The machine-readable ecosystem is inherently AI-ready. Specific design considerations maximize its utility for AI agents:

  • Structural Information — API definitions and schemas provide the structural information AI agents need to formulate valid queries and interpret responses.
  • Guardrails — Constraint rules enable AI agents to validate their own outputs before submitting them.
  • Programmatic Discovery — The register infrastructure provides a traversable discovery mechanism, enabling agents to find assets without human guidance.
  • Trust Assessment — Provenance metadata enables AI agents to assess the trustworthiness and currency of the assets they discover.
  • Few-Shot Learning — Validated examples serve as few-shot learning material, enabling AI agents to understand expected patterns by inspecting instances.
  • Continuous Testing — AI consumption testing embedded in CI pipelines ensures that every standard remains usable by AI agents as it evolves.
Lesson from the DGGS AI Pilot

The OGC DGGS AI Pilot demonstrated both the potential and the challenges — servers were overwhelmed by AI-generated requests, and agents lacked sufficient context to formulate effective queries. The machine-readable ecosystem addresses this by providing rich, structured metadata that enables AI agents to understand what an API offers, which constraints apply, and how to interact efficiently, before making their first request.

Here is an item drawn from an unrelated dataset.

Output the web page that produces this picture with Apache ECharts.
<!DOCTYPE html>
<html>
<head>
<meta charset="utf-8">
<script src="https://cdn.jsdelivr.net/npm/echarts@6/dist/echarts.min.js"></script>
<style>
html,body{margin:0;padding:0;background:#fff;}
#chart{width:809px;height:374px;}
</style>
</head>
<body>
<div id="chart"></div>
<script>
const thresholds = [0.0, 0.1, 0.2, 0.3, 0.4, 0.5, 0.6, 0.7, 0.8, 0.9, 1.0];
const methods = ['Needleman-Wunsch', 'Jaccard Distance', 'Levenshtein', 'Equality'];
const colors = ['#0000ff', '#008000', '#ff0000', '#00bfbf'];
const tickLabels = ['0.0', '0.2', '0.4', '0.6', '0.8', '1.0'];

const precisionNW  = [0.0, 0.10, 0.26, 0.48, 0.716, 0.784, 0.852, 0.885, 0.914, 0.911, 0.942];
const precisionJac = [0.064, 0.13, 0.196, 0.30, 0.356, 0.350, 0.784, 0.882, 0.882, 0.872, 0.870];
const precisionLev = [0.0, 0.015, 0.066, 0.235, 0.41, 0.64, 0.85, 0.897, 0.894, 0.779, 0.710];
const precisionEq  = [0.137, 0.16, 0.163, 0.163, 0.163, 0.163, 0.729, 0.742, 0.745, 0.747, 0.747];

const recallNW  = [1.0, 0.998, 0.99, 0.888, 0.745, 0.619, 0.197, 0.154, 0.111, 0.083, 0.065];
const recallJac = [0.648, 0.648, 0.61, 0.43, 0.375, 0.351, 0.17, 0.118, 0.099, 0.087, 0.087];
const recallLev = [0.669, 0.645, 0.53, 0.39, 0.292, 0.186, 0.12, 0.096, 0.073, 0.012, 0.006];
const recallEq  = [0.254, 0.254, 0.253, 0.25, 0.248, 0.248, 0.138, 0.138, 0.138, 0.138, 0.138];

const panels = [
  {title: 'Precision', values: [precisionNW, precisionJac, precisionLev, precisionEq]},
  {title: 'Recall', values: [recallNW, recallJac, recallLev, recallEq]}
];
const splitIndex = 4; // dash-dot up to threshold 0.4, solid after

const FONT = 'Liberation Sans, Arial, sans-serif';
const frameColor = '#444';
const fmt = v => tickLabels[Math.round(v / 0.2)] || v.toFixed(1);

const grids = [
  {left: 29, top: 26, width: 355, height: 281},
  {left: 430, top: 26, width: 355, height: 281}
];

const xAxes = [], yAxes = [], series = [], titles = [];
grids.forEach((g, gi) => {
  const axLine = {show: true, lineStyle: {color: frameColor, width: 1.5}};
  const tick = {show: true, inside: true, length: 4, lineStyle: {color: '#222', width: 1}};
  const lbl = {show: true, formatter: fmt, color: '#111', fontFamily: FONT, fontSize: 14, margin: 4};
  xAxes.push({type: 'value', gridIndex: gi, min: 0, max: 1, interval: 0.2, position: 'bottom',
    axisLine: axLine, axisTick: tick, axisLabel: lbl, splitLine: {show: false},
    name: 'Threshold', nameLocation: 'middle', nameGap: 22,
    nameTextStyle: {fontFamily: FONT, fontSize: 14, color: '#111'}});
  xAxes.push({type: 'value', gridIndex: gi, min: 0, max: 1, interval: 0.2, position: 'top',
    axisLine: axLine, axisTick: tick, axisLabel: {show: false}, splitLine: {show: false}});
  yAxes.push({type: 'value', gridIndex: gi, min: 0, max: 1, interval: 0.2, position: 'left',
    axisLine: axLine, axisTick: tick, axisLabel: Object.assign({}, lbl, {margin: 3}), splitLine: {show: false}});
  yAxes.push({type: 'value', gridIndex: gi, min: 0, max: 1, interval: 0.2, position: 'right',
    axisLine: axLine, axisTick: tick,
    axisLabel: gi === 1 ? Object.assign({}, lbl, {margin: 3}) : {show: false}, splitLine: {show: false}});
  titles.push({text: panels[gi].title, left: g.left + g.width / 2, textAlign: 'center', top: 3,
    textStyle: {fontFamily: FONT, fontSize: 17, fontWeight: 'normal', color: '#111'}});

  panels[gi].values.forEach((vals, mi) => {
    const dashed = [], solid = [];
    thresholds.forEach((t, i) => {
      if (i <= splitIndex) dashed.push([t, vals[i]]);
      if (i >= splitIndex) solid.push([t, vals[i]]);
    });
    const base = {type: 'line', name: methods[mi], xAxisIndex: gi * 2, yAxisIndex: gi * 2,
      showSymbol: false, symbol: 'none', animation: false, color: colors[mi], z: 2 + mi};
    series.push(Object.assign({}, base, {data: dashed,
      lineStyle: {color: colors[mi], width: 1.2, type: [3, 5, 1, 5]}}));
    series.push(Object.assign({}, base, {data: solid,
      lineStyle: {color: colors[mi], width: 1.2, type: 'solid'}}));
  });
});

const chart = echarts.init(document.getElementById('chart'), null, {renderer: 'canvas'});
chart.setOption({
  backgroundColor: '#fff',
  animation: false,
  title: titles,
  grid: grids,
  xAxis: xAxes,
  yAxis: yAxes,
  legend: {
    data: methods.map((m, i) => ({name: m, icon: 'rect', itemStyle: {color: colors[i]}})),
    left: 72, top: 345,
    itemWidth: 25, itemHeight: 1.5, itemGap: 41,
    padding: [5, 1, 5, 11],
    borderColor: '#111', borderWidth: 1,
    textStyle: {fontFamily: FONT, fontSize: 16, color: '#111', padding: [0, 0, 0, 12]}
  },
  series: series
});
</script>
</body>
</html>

Integrity, Provenance, and Trust

The register-based ecosystem provides the foundation for a comprehensive IPT framework that permeates every layer.

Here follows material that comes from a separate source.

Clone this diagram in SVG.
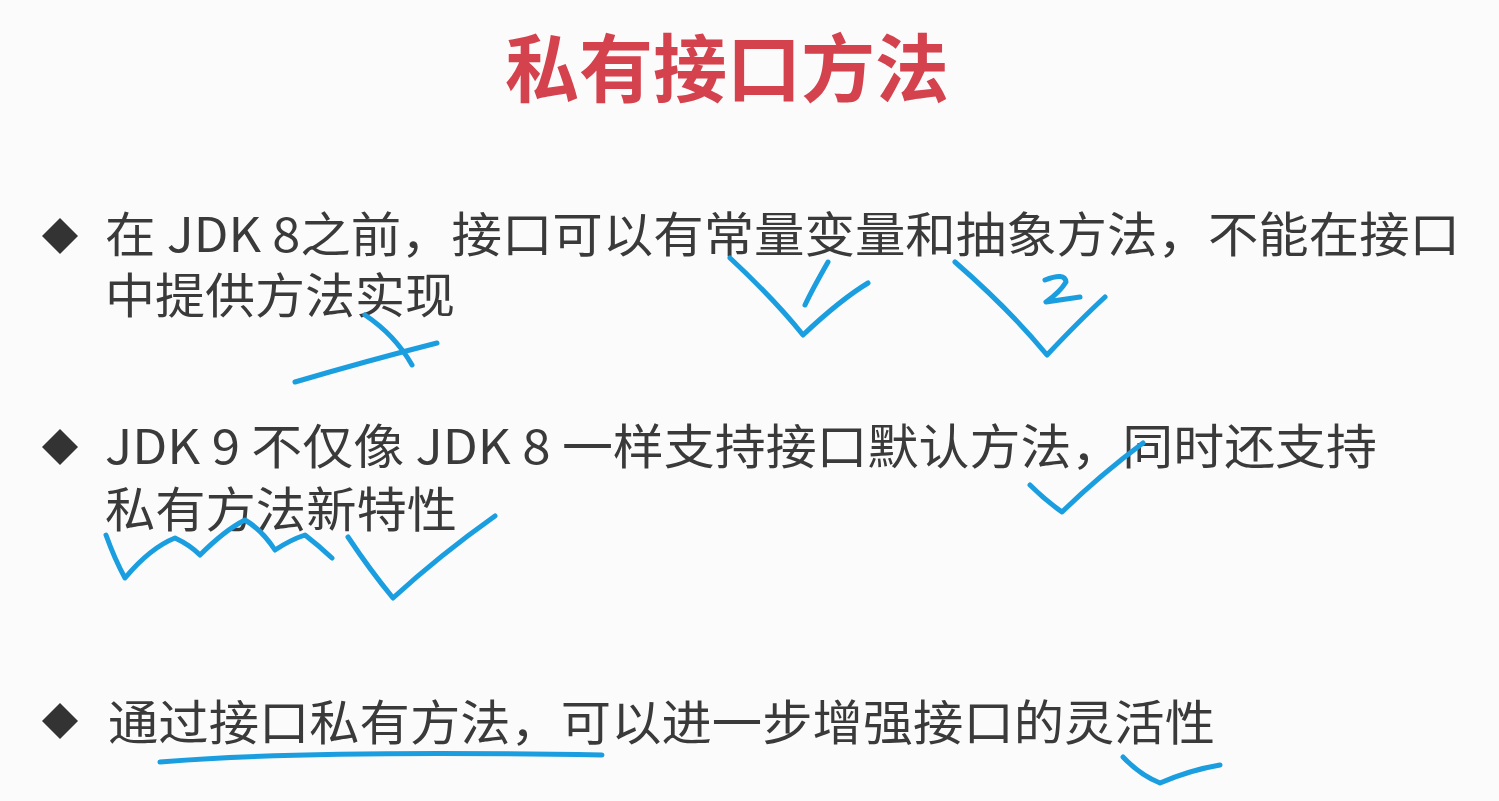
<svg xmlns="http://www.w3.org/2000/svg" width="1499" height="801" viewBox="0 0 1499 801">
<style>
.t{font-family:"Noto Sans CJK SC","Liberation Sans",sans-serif;font-size:48px;fill:#3a3a3a}
.h{font-family:"Noto Sans CJK SC",sans-serif;font-size:74px;font-weight:bold;fill:#d4424e}
.b{fill:#333}
.a{fill:none;stroke:#1a9ee0;stroke-width:5;stroke-linecap:round;stroke-linejoin:round}
</style>
<rect width="1499" height="801" fill="#fbfbfb"/>
<g id="title"><text class="h" x="727" y="96" text-anchor="middle">私有接口方法</text></g>
<g id="bullet1">
<path class="b" d="M60 218 l18 18 -18 18 -18 -18z"/>
<text class="t" x="105" y="252" textLength="1355" lengthAdjust="spacingAndGlyphs">在 JDK 8之前，接口可以有常量变量和抽象方法，不能在接口</text>
<text class="t" x="105" y="313" textLength="350" lengthAdjust="spacingAndGlyphs">中提供方法实现</text>
</g>
<g id="bullet2">
<path class="b" d="M60 429 l18 18 -18 18 -18 -18z"/>
<text class="t" x="105" y="464" textLength="1272" lengthAdjust="spacingAndGlyphs">JDK 9 不仅像 JDK 8 一样支持接口默认方法，同时还支持</text>
<text class="t" x="105" y="527" textLength="352" lengthAdjust="spacingAndGlyphs">私有方法新特性</text>
</g>
<g id="bullet3">
<path class="b" d="M60 703 l18 18 -18 18 -18 -18z"/>
<text class="t" x="108" y="740" textLength="1107" lengthAdjust="spacingAndGlyphs">通过接口私有方法，可以进一步增强接口的灵活性</text>
</g>
<g id="annotations">
<path class="a" d="M295 382 Q370 360 437 343"/>
<path class="a" d="M365 315 Q395 335 412 365"/>
<path class="a" d="M730 258 Q775 300 803 335 Q840 300 868 283"/>
<path class="a" d="M828 262 Q812 290 805 305"/>
<path class="a" d="M955 262 Q1010 310 1047 355 Q1080 320 1105 297"/>
<path class="a" d="M1045 280 Q1065 272 1066 282 Q1060 292 1046 302 L1080 297"/>
<path class="a" d="M1030 485 Q1045 500 1062 512 Q1100 475 1143 443"/>
<path class="a" d="M106 535 Q115 560 125 578 Q150 548 175 538 Q190 545 200 555 Q225 530 245 520 Q262 530 275 550 Q290 540 305 535 Q318 545 332 558"/>
<path class="a" d="M348 537 Q370 570 393 598 Q440 555 495 516"/>
<path class="a" d="M160 762 Q300 750 602 755"/>
<path class="a" d="M1123 757 Q1140 775 1160 783 Q1190 770 1220 765"/>
</g>
</svg>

  • Integrity — Machine-readable constraints and automated validation. Data, implementations, and derived products can be checked for conformance at any point.
  • Provenance — Every asset has a documented origin, governance chain, version history, and dependency graph. Conformance claims are fully traceable.
  • Trust — The combination of integrity and provenance with governance enables consumers to make informed trust decisions based on authority, rigor, and completeness.

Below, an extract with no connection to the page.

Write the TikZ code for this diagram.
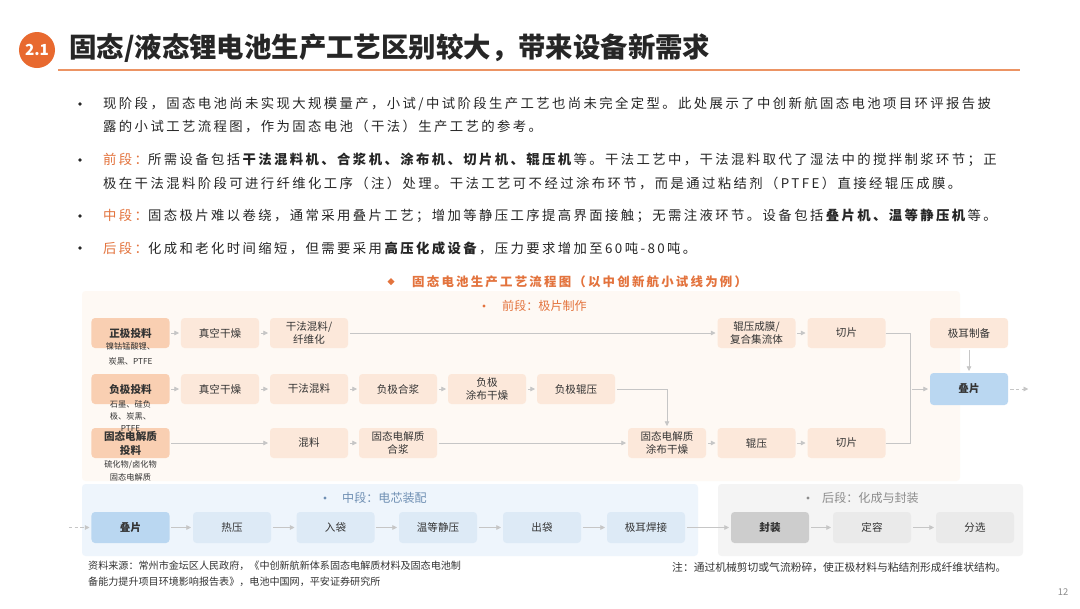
\documentclass[tikz,border=0pt]{standalone}
\usepackage{fontspec}
\setmainfont{Noto Sans CJK SC}
\newfontfamily\spacedcjk{Noto Sans CJK SC}[LetterSpace=18]
\usepackage{tikz}
\usetikzlibrary{arrows.meta}
\usepackage{xcolor}

\definecolor{brandorange}{HTML}{E8692F}
\definecolor{ruleorange}{HTML}{EC9464}
\definecolor{labelorange}{HTML}{E3733D}
\definecolor{cream}{HTML}{FEF9F4}
\definecolor{peach}{HTML}{FCE8DA}
\definecolor{peachdark}{HTML}{F9CFB2}
\definecolor{paleblue}{HTML}{EEF5FC}
\definecolor{cellblue}{HTML}{DDEAF6}
\definecolor{cellbluedark}{HTML}{BAD7F1}
\definecolor{palegrey}{HTML}{F4F4F4}
\definecolor{cellgrey}{HTML}{EAEAEA}
\definecolor{cellgreydark}{HTML}{CDCDCD}
\definecolor{linegrey}{HTML}{C6C6C6}
\definecolor{bodytext}{HTML}{262626}
\definecolor{boxtext}{HTML}{333333}
\definecolor{midlabel}{HTML}{6F8FB3}
\definecolor{backlabel}{HTML}{8C8C8C}

\begin{document}
\begin{tikzpicture}[x=0.03cm, y=-0.03cm,
    stepbox/.style={fill=peach, rounded corners=3pt, minimum width=2.34cm,
      minimum height=0.9cm, inner sep=1pt, align=center, text=boxtext,
      font=\fontsize{9}{11}\selectfont},
    feedbox/.style={stepbox, fill=peachdark, font=\fontsize{9}{12}\selectfont\bfseries},
    feednote/.style={align=center, inner sep=0pt, text=boxtext},
    cellbox/.style={stepbox, fill=cellblue, minimum height=0.93cm},
    backbox/.style={stepbox, fill=cellgrey, minimum height=0.93cm},
    bulletline/.style={anchor=west, inner sep=0pt, text=bodytext,
      font=\spacedcjk\fontsize{11.4}{14}\selectfont},
    flow/.style={draw=linegrey, line width=0.7pt, shorten <=1.5pt, shorten >=1.5pt,
      -{Triangle[length=4pt, width=4pt]}},
    joint/.style={draw=linegrey, line width=0.7pt}
    ]

    \fill[white] (0,0) rectangle (1080,608);
    \useasboundingbox (0,0) rectangle (1080,608);

    \node[circle, fill=brandorange, minimum size=1.08cm, inner sep=0pt, text=white,
      font=\fontsize{13}{15}\selectfont\bfseries] (secno) at (37,50) {2.1};
    \node[anchor=west, inner sep=0pt, text=bodytext,
      font=\fontsize{23.4}{28}\selectfont\bfseries] (title) at (69,48)
      {固态/液态锂电池生产工艺区别较大，带来设备新需求};
    \draw[ruleorange, line width=1.1pt] (58,70) -- (1020,70);

    \fill[bodytext] (80,104) circle (1.6pt);
    \fill[bodytext] (80,160) circle (1.6pt);
    \fill[bodytext] (80,216) circle (1.6pt);
    \fill[bodytext] (80,248) circle (1.6pt);
    \node[bulletline] (b1a) at (103,104) {现阶段，固态电池尚未实现大规模量产，小试/中试阶段生产工艺也尚未完全定型。此处展示了中创新航固态电池项目环评报告披};
    \node[bulletline] (b1b) at (103,126) {露的小试工艺流程图，作为固态电池（干法）生产工艺的参考。};
    \node[bulletline] (b2a) at (103,160) {\textcolor{labelorange}{前段：}所需设备包括\textbf{干法混料机、合浆机、涂布机、切片机、辊压机}等。干法工艺中，干法混料取代了湿法中的搅拌制浆环节；正};
    \node[bulletline] (b2b) at (103,183) {极在干法混料阶段可进行纤维化工序（注）处理。干法工艺可不经过涂布环节，而是通过粘结剂（PTFE）直接经辊压成膜。};
    \node[bulletline] (b3) at (103,216) {\textcolor{labelorange}{中段：}固态极片难以卷绕，通常采用叠片工艺；增加等静压工序提高界面接触；无需注液环节。设备包括\textbf{叠片机、温等静压机}等。};
    \node[bulletline] (b4) at (103,248) {\textcolor{labelorange}{后段：}化成和老化时间缩短，但需要采用\textbf{高压化成设备}，压力要求增加至60吨-80吨。};

    \fill[labelorange] (391,278) -- (394.5,281.5) -- (391,285) -- (387.5,281.5) -- cycle;
    \node[anchor=west, inner sep=0pt, text=labelorange,
      font=\spacedcjk\fontsize{10.6}{12}\selectfont\bfseries] (flowtitle) at (412,281.5)
      {固态电池生产工艺流程图（以中创新航小试线为例）};

    \fill[cream, rounded corners=3pt] (82,291) rectangle (960,481);
    \fill[paleblue, rounded corners=3pt] (82,484) rectangle (698,556);
    \fill[palegrey, rounded corners=3pt] (718,484) rectangle (1023,556);

    \fill[labelorange] (484,306) circle (1.3pt);
    \node[anchor=west, inner sep=0pt, text=labelorange,
      font=\fontsize{10.3}{12}\selectfont] (stagefront) at (502,306) {前段：极片制作};
    \fill[midlabel] (325,498) circle (1.3pt);
    \node[anchor=west, inner sep=0pt, text=midlabel,
      font=\fontsize{10.3}{12}\selectfont] (stagemid) at (342,498) {中段：电芯装配};
    \fill[backlabel] (808,498) circle (1.3pt);
    \node[anchor=west, inner sep=0pt, text=backlabel,
      font=\fontsize{10.3}{12}\selectfont] (stageback) at (822,498) {后段：化成与封装};

    \node[feedbox] (P1) at (130.5,333) {正极投料};
    \node[feednote, font=\fontsize{7}{12.8}\selectfont] (P1note) at (130.5,354) {镍钴锰酸锂、\\炭黑、PTFE};
    \node[stepbox] (V1) at (220,333) {真空干燥};
    \node[stepbox] (M1) at (309,333) {干法混料/\\纤维化};
    \node[stepbox] (R1) at (756.5,333) {辊压成膜/\\复合集流体};
    \node[stepbox] (C1) at (846.5,333) {切片};
    \node[stepbox] (T) at (969,333) {极耳制备};
    \node[stepbox, fill=cellbluedark, font=\fontsize{9}{11}\selectfont\bfseries,
      minimum height=0.96cm] (S) at (969,389) {叠片};

    \node[feedbox] (P2) at (130.5,389) {负极投料};
    \node[stepbox] (V2) at (220,389) {真空干燥};
    \node[stepbox] (M2) at (309,389) {干法混料};
    \node[stepbox] (A2) at (398,389) {负极合浆};
    \node[stepbox] (D2) at (487,389) {负极\\涂布干燥};
    \node[stepbox] (R2) at (576,389) {负极辊压};

    \node[feedbox] (P3) at (130.5,443) {固态电解质\\投料};
    \node[feednote, font=\fontsize{7}{10.6}\selectfont] (P2note) at (130.5,416) {石墨、硅负\\极、炭黑、\\PTFE};
    \node[feednote, font=\fontsize{7}{11}\selectfont] (P3note) at (130.5,470.5) {硫化物/卤化物\\固态电解质};
    \node[stepbox] (M3) at (309,443) {混料};
    \node[stepbox] (A3) at (398,443) {固态电解质\\合浆};
    \node[stepbox] (D3) at (667,443) {固态电解质\\涂布干燥};
    \node[stepbox] (R3) at (756.5,443) {辊压};
    \node[stepbox] (C3) at (846.5,443) {切片};

    \coordinate (J) at (910,389);
    \coordinate (Send) at (1030,389);

    \draw[flow] (P1) -- (V1);
    \draw[flow] (V1) -- (M1);
    \draw[flow] (M1) -- (R1);
    \draw[flow] (R1) -- (C1);
    \draw[joint] (C1.east) -| (J);
    \draw[joint] (C3.east) -| (J);
    \draw[flow] (J) -- (S);
    \draw[flow] (T) -- (S);
    \draw[flow, dash pattern=on 3pt off 2pt] (S) -- (Send);

    \draw[flow] (P2) -- (V2);
    \draw[flow] (V2) -- (M2);
    \draw[flow] (M2) -- (A2);
    \draw[flow] (A2) -- (D2);
    \draw[flow] (D2) -- (R2);
    \draw[flow] (R2.east) -| (D3.north);

    \draw[flow] (P3) -- (M3);
    \draw[flow] (M3) -- (A3);
    \draw[flow] (A3) -- (D3);
    \draw[flow] (D3) -- (R3);
    \draw[flow] (R3) -- (C3);

    \node[cellbox, fill=cellbluedark, font=\fontsize{9}{11}\selectfont\bfseries] (S2) at (130.5,527.5) {叠片};
    \node[cellbox] (H) at (232,527.5) {热压};
    \node[cellbox] (B) at (335.5,527.5) {入袋};
    \node[cellbox] (I) at (438,527.5) {温等静压};
    \node[cellbox] (O) at (542,527.5) {出袋};
    \node[cellbox] (W) at (646,527.5) {极耳焊接};
    \node[backbox, fill=cellgreydark, font=\fontsize{9}{11}\selectfont\bfseries] (F) at (770,527.5) {封装};
    \node[backbox] (K) at (872,527.5) {定容};
    \node[backbox] (X) at (975,527.5) {分选};

    \coordinate (Sin) at (67,527.5);
    \draw[flow, dash pattern=on 3pt off 2pt] (Sin) -- (S2);
    \draw[flow] (S2) -- (H);
    \draw[flow] (H) -- (B);
    \draw[flow] (B) -- (I);
    \draw[flow] (I) -- (O);
    \draw[flow] (O) -- (W);
    \draw[flow] (W) -- (F);
    \draw[flow] (F) -- (K);
    \draw[flow] (K) -- (X);

    \node[anchor=north west, inner sep=0pt, align=left, text=boxtext,
      font=\fontsize{8.6}{13}\selectfont] (source) at (88,561)
      {资料来源：常州市金坛区人民政府，《中创新航新体系固态电解质材料及固态电池制\\备能力提升项目环境影响报告表》，电池中国网，平安证券研究所};
    \node[anchor=west, inner sep=0pt, text=boxtext,
      font=\fontsize{9.2}{11}\selectfont] (remark) at (672,568)
      {注：通过机械剪切或气流粉碎，使正极材料与粘结剂形成纤维状结构。};
    \node[inner sep=0pt, text=backlabel, font=\fontsize{8}{10}\selectfont] (pageno) at (1063,592) {12};

\end{tikzpicture}
\end{document}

The IPT pattern applies universally: whether a mapping agency is aggregating intelligence, a weather service is managing hundreds of variables, a biodiversity system is combining datasets, or a risk platform is computing indices — the fundamental requirement is the same: knowing what the data represents, where it came from, how it was processed, and whether it can be trusted.

Relationship to OGC Policy

For this architecture to succeed, OGC's policies and procedures will need to evolve alongside it. The following are suggested policy directions for members to consider — proposals intended to open a conversation, not prescriptive mandates.

Meta-Principles for Policy Design

  • Technology-Neutral — Policies should define outcomes and requirements, not the tools used to achieve them.
  • Implementation-Backed — No policy should be adopted unless a viable, demonstrated implementation pathway exists.
  • Fully Resourced — Where OGC endorses an implementation pathway, the organization should ensure it is adequately maintained and supported.
  • Continuously Tested — Testing of policy and feasibility of implementation should be embedded in the standards programme.

Eight Suggested Policy Initiatives

  1. URI-addressable standards components with landing pages serving human-readable and machine-readable forms.
  2. Collaborative, version-controlled publication environments supporting collaboration, versioning, proposals, and automation.
  3. Documents derived from canonical machine-readable forms to the greatest extent possible.
  4. Automatically tested examples for compliance with canonical specifications.
  5. Formal machine-readable constraint rules supporting automated testing.
  6. Machine-readable dependency declarations to support FAIR principles and automated reasoning.
  7. Clearly tested profiling and extension patterns for community specialization.
  8. Registration of all standards components in appropriate registers with defined interoperability requirements.